Song of the Day 10/16: Five for Fighting, “100 Years”
Jimmy Carter entered hospice care two years ago, and his relatives say the end is near. But before he turned 100 on Oct. 1 he said he wanted to live long enough to cast a vote for Kamala Harris. He got his wish Wednesday when he filled out a mail-in ballot.
The milestone isn’t as rare as it used to be. There are more than 50,000 centenarians in the United States, about 0.03% of the population, and the percentage is expected to quadruple by the 2050s. But you can’t fault John Ondrasik for saying you have 100 years to live. It scans a lot better than eighty or ninety.
Ondrasik, who performs as Five for Fighting because record company executives said his name was too hard to pronounce (shades of Johnny Cougar!), found a big audience in 2001 with “Superman (It’s Not Easy),” a No. 2 hit on the Adult Contemporary chart and No. 14 on the Hot 100.
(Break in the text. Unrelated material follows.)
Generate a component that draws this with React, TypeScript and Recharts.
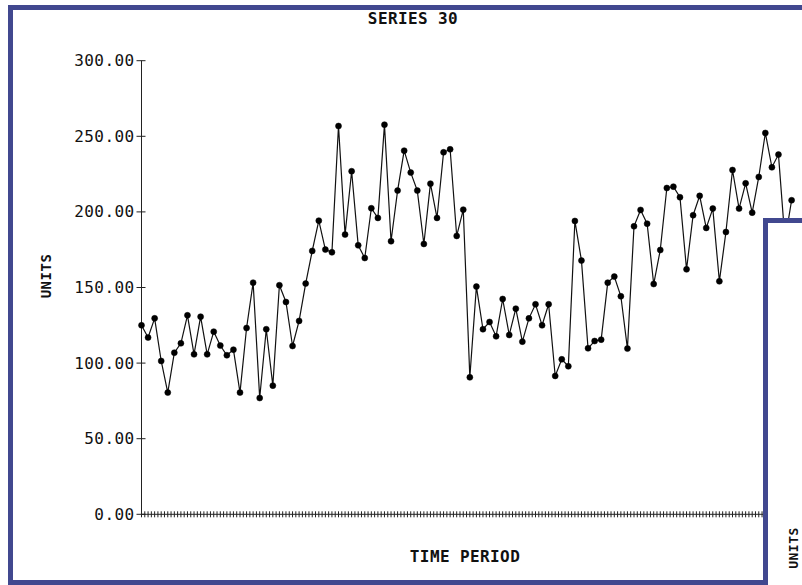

“100 Years” came two years later and did even better on the AC chart, where it spent 52 weeks, 12 of them at No. 1. It lives on in cinema, television and commercials, and probably will for as long as directors want to make people feel nostalgic about the swift passage of time.
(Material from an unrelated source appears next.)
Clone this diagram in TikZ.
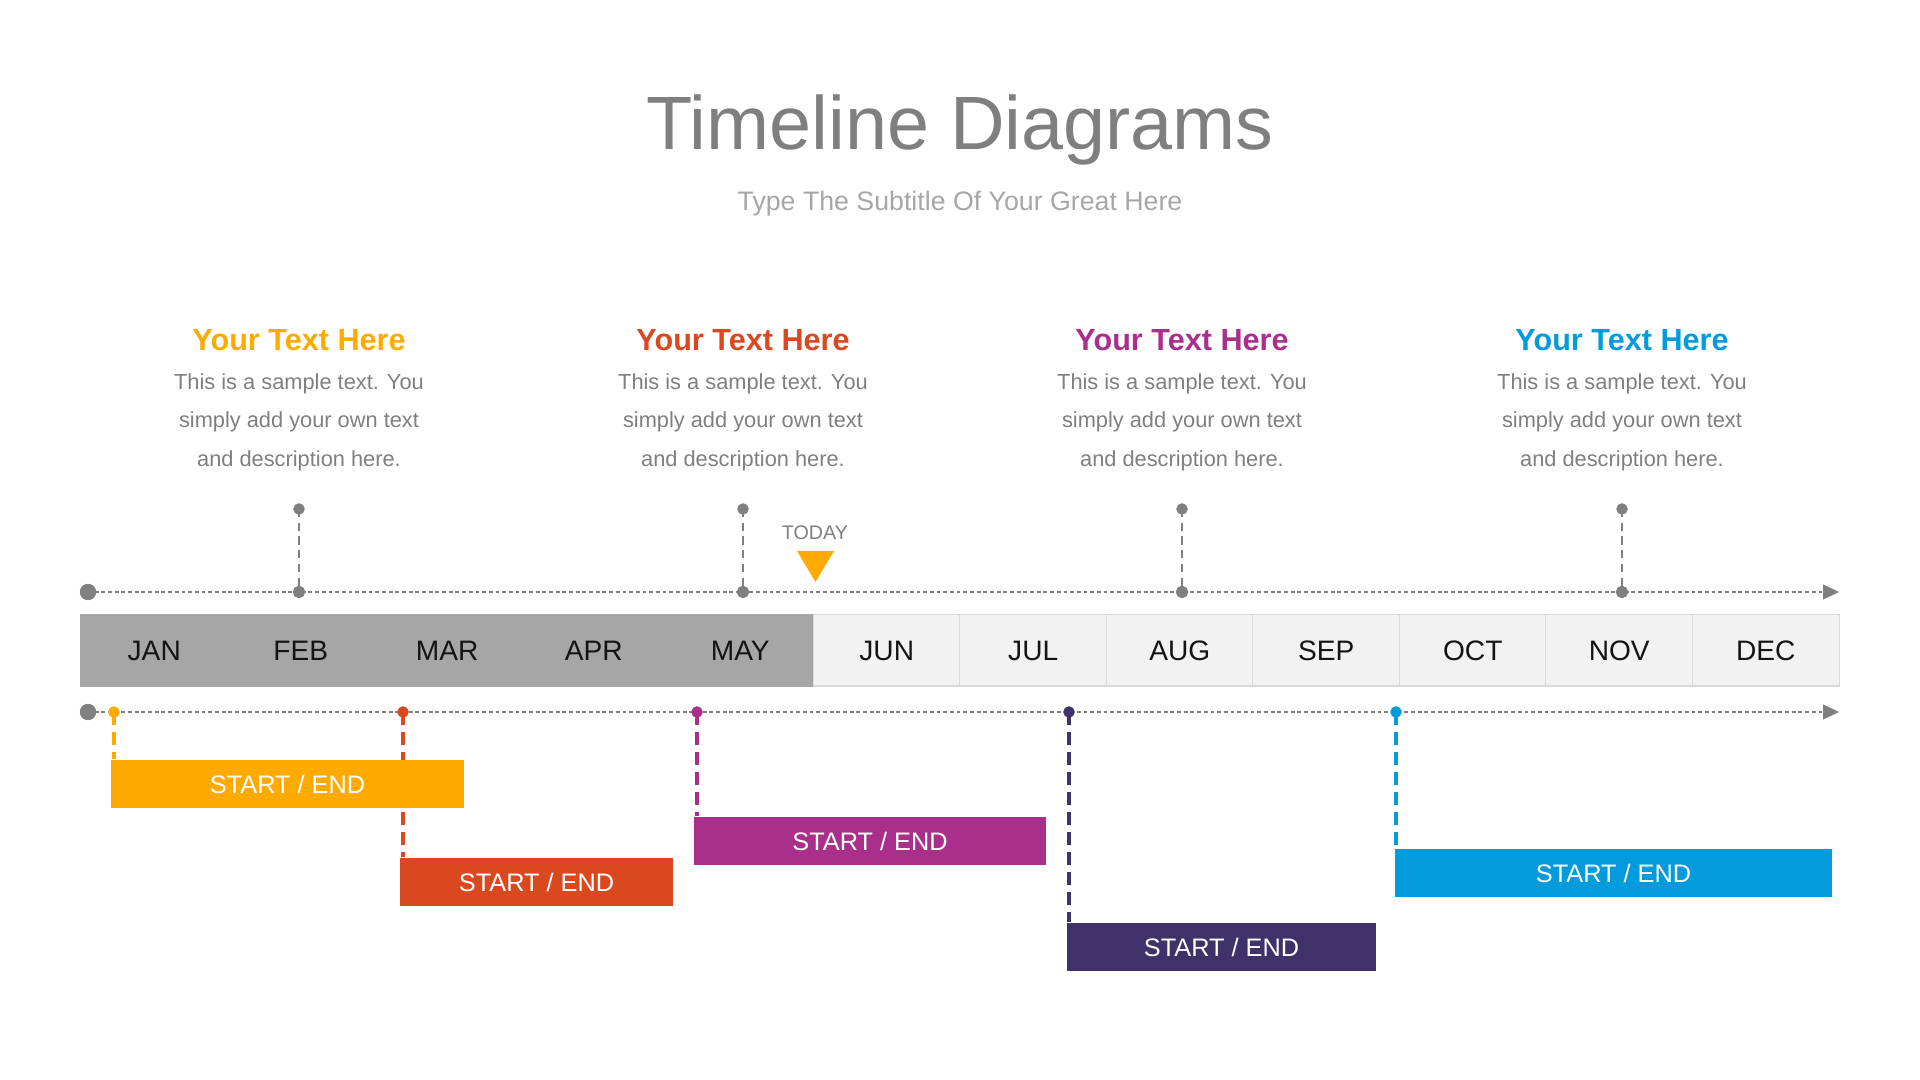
\documentclass[tikz,border=0pt]{standalone}
\usepackage{fontspec}
\setmainfont{Liberation Sans}
\usetikzlibrary{arrows.meta,backgrounds}
\definecolor{cOrange}{HTML}{FFAA00}
\definecolor{cRed}{HTML}{DA481F}
\definecolor{cMagenta}{HTML}{AA2F8B}
\definecolor{cPurple}{HTML}{3F3169}
\definecolor{cBlue}{HTML}{049BDC}
\definecolor{cGray}{HTML}{7F7F7F}
\definecolor{cSub}{HTML}{A6A6A6}
\definecolor{cDark}{HTML}{A6A6A6}
\definecolor{cLight}{HTML}{F2F2F2}
\definecolor{cLine}{HTML}{D9D9D9}
\begin{document}
\begin{tikzpicture}[x=0.01cm, y=-0.01cm]
    \tikzset{>={Triangle[length=0.16cm,width=0.15cm]}}
    \tikzset{
      axis/.style={cGray, line width=0.3pt, dash pattern=on 1.1pt off 0.8pt},
      pin/.style={cGray, line width=0.8pt, dash pattern=on 2.3pt off 1.6pt},
      drop/.style={line width=0.9pt, dash pattern=on 3.7pt off 2pt},
      month/.style={minimum width=1.465cm, minimum height=0.71cm, inner sep=0, line width=0.3pt, text=black!92, font=\fontsize{8}{9}\selectfont},
      head/.style={inner sep=0, font=\bfseries\fontsize{8.7}{10}\selectfont},
      desc/.style={inner sep=0, align=center, text=cGray, font=\fontsize{6.2}{10.95}\selectfont},
      bar/.style={minimum height=0.48cm, inner sep=0, text=white, font=\fontsize{7.2}{8}\selectfont}
    }
    \useasboundingbox (0,0) rectangle (1920,1080);
    % title
    \node[text=cGray, font=\fontsize{21.5}{24}\selectfont] (title) at (960,130) {Timeline Diagrams};
    \node[text=cSub, font=\fontsize{7.6}{9}\selectfont] (subtitle) at (960,204) {Type The Subtitle Of Your Great Here};
    % months
    \foreach \m [count=\i] in {JAN,FEB,MAR,APR,MAY,JUN,JUL,AUG,SEP,OCT,NOV,DEC} {
      \ifnum\i<6 \def\cellfill{cDark}\def\celldraw{cDark}\else\def\cellfill{cLight}\def\celldraw{cLine}\fi
      \node[month, fill=\cellfill, draw=\celldraw] (m\i) at ({81+(\i-0.5)*146.5},650.5) {\m};
    }
    % time axes
    \coordinate (A0) at (88,592);
    \coordinate (A1) at (1839,592);
    \coordinate (B0) at (88,712);
    \coordinate (B1) at (1839,712);
    \draw[axis,->] (A0) -- (A1);
    \draw[axis,->] (B0) -- (B1);
    \filldraw[cGray] (A0) circle (0.075cm);
    \filldraw[cGray] (B0) circle (0.075cm);
    % texts above
    \foreach \x/\c [count=\i] in {299/cOrange,743/cRed,1182/cMagenta,1622/cBlue} {
      \node[head, text=\c] (h\i) at (\x,340) {Your Text Here};
      \node[desc] (d\i) at (\x,422) {This is a sample text. You\\simply add your own text\\and description here.};
      \coordinate (p\i) at (\x,509);
      \coordinate (q\i) at (\x,592);
      \draw[pin] (p\i) -- (q\i);
      \filldraw[cGray] (p\i) circle (0.05cm);
      \filldraw[cGray] (q\i) circle (0.055cm);
    }
    % today
    \node[text=cGray, font=\fontsize{5.6}{6}\selectfont] (today) at (815,533) {TODAY};
    \fill[cOrange] (797,551) -- (834,551) -- (815.5,582) -- cycle;
    % start / end bars
    \foreach \x/\c/\l/\r/\t [count=\i] in {114/cOrange/111/464/760,403/cRed/400/673/858,697/cMagenta/694/1046/817,1069/cPurple/1067/1376/923,1396/cBlue/1395/1832/849} {
      \pgfmathsetmacro\w{(\r-\l)/100}
      \node[bar, fill=\c, minimum width=\w cm] (b\i) at ({(\l+\r)/2},{\t+24}) {START / END};
      \coordinate (s\i) at (\x,712);
      \begin{pgfonlayer}{background}
        \draw[drop, \c] (s\i) -- (s\i |- b\i.north);
      \end{pgfonlayer}
      \filldraw[\c] (s\i) circle (0.05cm);
    }
\end{tikzpicture}
\end{document}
If Carter dies before Election Day, can his vote be counted? That is a perfect example of a dead man voting on Election Day, when votes are tallied.
I believe early voting means just that – your vote is lodged before election day. The notion that all voting should be on one day is nothing but a way of disenfranchising people; it came relatively late in the life of this particular republic, and there’s no legitimate reason for it.
“Election Day” is properly understood as the last day you can vote, not the only day.
Can you imagine telling the family of a soldier – or any American – who died overseas that his vote wasn’t counted because he died after he sent the ballot?